- Data supplied:
——————

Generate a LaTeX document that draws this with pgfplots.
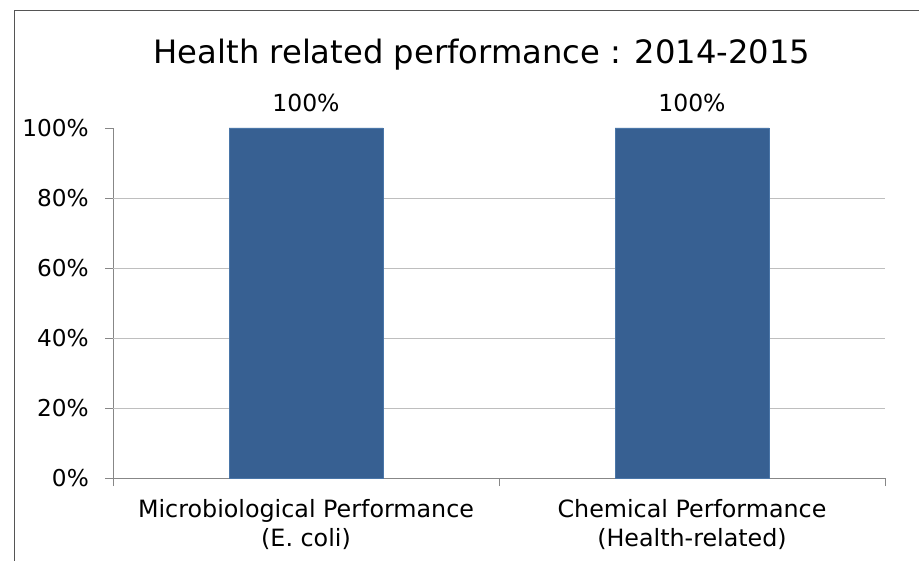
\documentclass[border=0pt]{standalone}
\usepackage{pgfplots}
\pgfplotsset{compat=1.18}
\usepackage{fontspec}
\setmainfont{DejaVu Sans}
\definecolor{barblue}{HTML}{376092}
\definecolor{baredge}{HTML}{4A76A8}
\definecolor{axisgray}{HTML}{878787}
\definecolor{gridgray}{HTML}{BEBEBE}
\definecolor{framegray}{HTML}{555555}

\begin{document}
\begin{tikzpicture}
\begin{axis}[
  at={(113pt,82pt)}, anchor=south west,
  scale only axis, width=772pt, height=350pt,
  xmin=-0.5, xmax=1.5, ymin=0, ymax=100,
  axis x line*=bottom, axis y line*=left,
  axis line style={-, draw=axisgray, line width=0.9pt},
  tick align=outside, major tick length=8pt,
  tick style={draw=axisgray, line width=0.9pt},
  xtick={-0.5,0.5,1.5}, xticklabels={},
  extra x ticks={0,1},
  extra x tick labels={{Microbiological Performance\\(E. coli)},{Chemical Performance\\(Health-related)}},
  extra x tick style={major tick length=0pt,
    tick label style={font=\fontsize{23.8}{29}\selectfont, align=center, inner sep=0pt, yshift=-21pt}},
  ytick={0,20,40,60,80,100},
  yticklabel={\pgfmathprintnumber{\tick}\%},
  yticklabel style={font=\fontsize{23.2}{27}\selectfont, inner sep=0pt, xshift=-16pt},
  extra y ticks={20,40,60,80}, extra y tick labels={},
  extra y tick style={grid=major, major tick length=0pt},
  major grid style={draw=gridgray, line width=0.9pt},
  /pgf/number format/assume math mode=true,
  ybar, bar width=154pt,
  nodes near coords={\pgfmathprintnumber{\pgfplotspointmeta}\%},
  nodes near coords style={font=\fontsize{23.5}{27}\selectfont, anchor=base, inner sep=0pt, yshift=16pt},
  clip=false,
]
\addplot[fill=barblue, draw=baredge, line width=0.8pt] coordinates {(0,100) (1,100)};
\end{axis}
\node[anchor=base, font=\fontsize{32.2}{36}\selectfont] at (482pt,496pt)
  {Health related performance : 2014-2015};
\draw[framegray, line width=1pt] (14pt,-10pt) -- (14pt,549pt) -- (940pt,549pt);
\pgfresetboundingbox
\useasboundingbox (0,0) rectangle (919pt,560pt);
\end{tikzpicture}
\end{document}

——————

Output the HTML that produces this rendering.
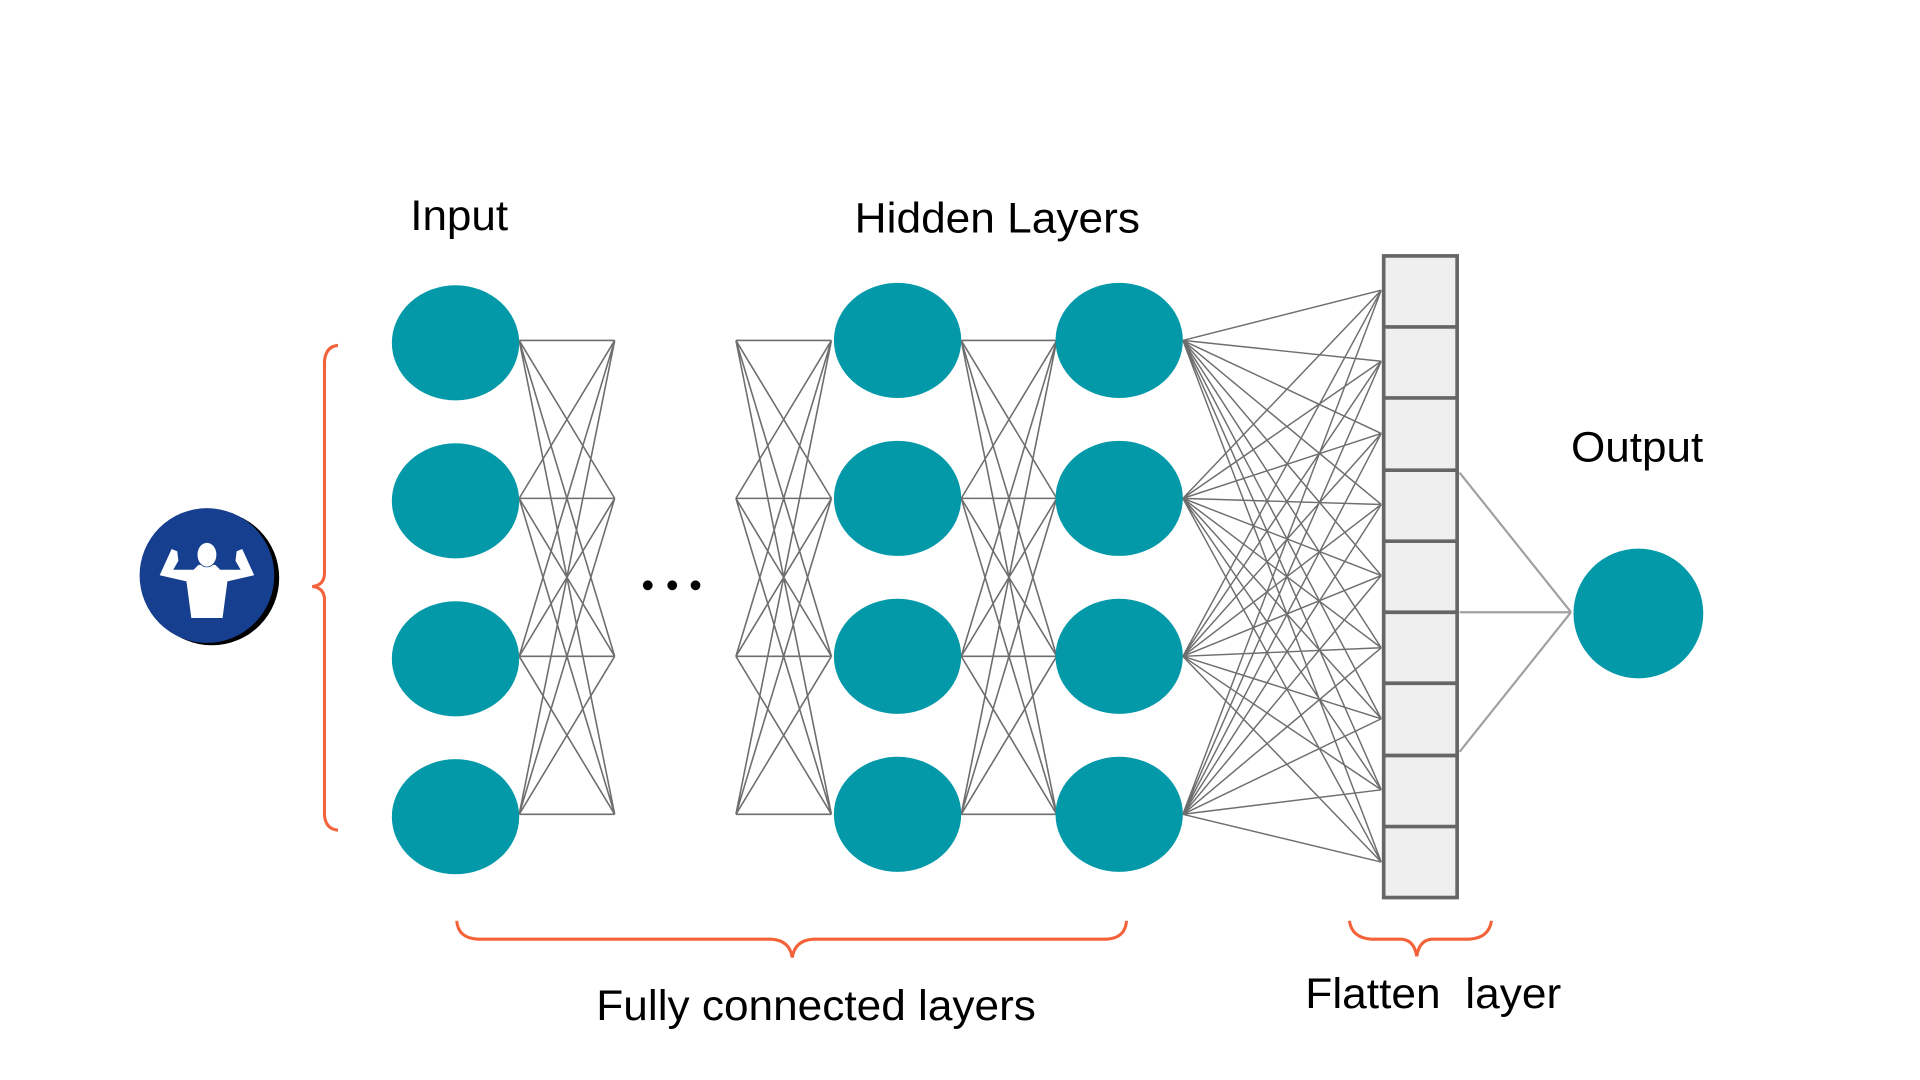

——————

- Task description: Tally how many lines of the material contain the word "that". The answer must be the number and nothing else.

- Final answer: 2